Vitiligo, gray hair
Also see outer skin and hair loss.
Sensitivity follows the outer skin pattern.
Whether it involves the left or right side of the body depends on the biological laterality of the person.
Themes
Separation conflicts
- Vitiligo: cruel, ugly, painful separation. For example this message, "Your father died in a car accident, his head was completely shattered."
- Gray hair: the separation has a generational aspect, separation from a family and/or offspring.
Own observation: there are distinct periods when the degree of graying increases:
- When the children go leave the house, that is, between the ages of 40 and 50: in a relatively short time much more "salt and pepper."
- When one's own generation begins to fall away, that is, in old age: one becomes "white" in a relatively short time.
CA phase
(Local) decrease of cells at the underside of the outer skin, where pigment cells are located.
Unlike the top of the outer skin, there is no numbness, but rather a slightly increased sensitivity due to the thinner skin without pigment.
Symptoms
White patches on the skin due to the decrease of pigment cells in those areas. Gray hair due to decreased pigmentation in the hair follicles.
Biological purpose
Attempt to still feel the person from whom one was separated in such a crude way.
PCL phase
Reconstruction of the underside of the epidermis. The white spots usually rebuild from the edge inward.
Symptoms
Swelling, redness and pain, in the PCL-B especially itching.
Scarlet fever occurs when the conflict affects both the underside and the top of the outer skin.
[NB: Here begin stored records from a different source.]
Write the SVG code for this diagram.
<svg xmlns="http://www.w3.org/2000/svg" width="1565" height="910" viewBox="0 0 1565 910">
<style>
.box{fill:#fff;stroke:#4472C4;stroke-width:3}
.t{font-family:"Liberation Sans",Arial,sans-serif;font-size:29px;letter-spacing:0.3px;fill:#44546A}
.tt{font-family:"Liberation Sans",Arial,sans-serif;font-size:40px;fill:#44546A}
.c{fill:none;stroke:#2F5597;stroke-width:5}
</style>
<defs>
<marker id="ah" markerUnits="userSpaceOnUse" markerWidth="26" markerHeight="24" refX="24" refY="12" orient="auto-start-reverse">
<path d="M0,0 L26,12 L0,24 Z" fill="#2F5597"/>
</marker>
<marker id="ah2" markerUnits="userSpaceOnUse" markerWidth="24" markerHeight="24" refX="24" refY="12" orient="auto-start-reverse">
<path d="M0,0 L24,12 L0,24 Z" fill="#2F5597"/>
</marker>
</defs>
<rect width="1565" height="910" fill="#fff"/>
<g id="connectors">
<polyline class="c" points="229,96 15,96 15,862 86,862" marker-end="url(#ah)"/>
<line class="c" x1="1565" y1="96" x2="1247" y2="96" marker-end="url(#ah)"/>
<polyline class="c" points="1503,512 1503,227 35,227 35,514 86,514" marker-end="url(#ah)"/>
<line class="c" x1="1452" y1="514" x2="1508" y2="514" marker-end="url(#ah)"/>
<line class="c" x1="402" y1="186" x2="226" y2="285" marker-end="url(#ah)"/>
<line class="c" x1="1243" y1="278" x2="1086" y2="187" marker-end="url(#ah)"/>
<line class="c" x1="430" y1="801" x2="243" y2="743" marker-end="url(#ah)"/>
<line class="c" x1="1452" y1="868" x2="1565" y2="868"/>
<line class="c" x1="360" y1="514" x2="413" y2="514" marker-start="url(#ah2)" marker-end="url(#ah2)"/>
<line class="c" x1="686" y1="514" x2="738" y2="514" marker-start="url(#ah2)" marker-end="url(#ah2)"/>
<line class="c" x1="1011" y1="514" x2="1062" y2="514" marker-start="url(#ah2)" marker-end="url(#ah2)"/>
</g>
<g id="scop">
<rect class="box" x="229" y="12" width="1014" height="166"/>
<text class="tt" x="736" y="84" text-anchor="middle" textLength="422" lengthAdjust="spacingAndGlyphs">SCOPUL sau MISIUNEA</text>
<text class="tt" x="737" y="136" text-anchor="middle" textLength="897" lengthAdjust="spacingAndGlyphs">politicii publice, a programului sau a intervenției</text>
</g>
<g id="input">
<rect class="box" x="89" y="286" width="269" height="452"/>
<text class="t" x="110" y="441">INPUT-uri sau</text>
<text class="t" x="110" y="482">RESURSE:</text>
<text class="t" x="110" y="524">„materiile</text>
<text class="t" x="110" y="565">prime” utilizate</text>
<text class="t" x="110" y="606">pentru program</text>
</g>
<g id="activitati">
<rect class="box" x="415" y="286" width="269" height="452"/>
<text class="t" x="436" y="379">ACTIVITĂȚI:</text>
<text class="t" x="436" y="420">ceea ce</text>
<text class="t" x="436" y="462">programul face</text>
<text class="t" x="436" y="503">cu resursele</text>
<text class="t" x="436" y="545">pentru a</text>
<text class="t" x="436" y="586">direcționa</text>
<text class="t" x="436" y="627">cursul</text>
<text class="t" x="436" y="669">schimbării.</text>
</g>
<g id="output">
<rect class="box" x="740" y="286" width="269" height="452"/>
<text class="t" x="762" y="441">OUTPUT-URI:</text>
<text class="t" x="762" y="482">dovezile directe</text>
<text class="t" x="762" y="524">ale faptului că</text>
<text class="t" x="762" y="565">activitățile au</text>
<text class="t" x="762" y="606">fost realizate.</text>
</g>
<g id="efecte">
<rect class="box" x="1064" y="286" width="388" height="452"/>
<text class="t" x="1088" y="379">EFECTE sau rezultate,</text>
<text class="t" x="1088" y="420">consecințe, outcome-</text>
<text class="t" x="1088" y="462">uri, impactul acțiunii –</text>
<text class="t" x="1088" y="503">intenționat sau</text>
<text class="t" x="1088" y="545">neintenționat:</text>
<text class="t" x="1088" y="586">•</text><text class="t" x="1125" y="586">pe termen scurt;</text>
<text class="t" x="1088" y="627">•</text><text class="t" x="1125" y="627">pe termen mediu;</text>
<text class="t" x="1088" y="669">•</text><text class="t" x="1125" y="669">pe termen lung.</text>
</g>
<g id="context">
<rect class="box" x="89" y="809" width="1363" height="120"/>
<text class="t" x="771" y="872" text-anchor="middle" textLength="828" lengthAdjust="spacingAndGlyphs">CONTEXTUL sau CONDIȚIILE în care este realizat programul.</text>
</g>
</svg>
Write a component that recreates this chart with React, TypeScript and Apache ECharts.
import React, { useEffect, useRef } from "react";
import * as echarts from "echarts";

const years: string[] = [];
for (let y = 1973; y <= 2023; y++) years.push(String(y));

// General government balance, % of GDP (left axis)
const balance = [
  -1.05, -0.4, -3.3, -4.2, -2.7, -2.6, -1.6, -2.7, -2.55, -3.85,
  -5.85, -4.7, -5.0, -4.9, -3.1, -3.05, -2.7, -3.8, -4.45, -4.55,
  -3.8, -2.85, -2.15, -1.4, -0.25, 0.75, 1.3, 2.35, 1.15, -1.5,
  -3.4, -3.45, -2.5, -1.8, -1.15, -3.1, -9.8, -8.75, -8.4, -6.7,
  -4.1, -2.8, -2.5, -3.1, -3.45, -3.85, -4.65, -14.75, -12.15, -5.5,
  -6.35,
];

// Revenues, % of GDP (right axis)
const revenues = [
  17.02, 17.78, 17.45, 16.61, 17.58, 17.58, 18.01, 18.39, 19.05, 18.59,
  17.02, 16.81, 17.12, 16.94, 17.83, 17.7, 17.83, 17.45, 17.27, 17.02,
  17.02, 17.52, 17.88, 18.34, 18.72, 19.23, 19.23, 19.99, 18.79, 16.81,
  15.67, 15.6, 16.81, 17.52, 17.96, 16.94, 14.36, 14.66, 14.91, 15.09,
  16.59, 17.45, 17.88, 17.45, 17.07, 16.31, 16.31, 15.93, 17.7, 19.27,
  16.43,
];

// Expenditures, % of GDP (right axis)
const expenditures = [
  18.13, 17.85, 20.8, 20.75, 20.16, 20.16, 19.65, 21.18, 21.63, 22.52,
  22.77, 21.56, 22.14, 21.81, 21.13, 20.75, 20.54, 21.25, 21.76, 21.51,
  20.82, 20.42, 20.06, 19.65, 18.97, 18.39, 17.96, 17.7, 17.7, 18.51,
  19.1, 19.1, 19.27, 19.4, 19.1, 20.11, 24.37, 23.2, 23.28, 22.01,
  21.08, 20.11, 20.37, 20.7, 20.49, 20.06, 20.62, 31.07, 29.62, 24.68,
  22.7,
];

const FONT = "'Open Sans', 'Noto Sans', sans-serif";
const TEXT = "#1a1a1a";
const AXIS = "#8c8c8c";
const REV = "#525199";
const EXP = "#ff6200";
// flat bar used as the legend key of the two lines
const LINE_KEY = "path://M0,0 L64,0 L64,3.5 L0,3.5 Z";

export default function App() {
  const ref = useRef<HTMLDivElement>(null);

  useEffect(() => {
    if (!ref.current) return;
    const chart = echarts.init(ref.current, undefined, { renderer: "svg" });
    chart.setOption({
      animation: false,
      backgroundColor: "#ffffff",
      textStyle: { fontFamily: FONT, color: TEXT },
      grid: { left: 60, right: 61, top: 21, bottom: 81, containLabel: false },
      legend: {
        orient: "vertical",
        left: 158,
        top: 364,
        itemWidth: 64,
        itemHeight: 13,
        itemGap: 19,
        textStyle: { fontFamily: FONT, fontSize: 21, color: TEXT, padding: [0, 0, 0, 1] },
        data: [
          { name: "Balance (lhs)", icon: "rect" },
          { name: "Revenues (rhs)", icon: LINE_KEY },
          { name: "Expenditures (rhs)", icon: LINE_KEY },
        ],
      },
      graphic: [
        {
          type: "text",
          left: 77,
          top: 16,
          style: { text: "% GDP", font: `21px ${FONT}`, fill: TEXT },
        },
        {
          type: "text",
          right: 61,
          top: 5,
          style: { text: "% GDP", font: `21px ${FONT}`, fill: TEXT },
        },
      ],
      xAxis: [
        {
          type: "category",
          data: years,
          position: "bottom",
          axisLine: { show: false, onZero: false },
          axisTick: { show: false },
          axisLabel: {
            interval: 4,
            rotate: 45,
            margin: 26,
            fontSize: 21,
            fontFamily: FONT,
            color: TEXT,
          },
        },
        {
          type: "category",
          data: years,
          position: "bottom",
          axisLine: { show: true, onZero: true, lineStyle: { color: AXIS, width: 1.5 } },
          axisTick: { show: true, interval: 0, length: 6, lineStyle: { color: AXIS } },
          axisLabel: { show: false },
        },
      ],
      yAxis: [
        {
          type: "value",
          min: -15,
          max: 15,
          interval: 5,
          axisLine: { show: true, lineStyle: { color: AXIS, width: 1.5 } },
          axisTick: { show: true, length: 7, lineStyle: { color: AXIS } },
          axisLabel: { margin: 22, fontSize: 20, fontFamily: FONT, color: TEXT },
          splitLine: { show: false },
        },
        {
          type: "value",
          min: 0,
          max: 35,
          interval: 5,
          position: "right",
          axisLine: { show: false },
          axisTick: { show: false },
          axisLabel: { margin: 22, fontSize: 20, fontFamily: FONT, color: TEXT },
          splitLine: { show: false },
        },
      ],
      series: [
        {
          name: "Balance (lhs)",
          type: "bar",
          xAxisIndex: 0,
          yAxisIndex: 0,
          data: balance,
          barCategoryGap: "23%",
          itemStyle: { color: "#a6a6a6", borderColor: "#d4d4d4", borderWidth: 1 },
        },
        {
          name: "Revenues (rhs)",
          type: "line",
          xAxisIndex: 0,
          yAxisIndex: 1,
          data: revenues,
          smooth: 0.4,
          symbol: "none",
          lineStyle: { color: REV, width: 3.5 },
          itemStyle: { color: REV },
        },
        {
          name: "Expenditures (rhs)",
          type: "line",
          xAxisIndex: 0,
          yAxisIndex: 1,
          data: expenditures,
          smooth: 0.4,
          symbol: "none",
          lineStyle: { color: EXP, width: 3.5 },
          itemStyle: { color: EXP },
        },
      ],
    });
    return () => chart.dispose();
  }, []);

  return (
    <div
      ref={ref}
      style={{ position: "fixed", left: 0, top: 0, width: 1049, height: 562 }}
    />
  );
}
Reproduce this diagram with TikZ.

A red and swollen tongue (“raspberry tongue”) indicates an additional “oral conflict” (possibly food-related).
Recognition of a reader:
I, when I was almost 14, saw my father suffer a spinal cord injury and then developed vitiligo. Rather large patches around my hips and beyond knees and ankles. These have indeed returned to the normal skin color, albeit slowly, from the outside. Also dots of pigment in the white spots. Never knew what I am reading now.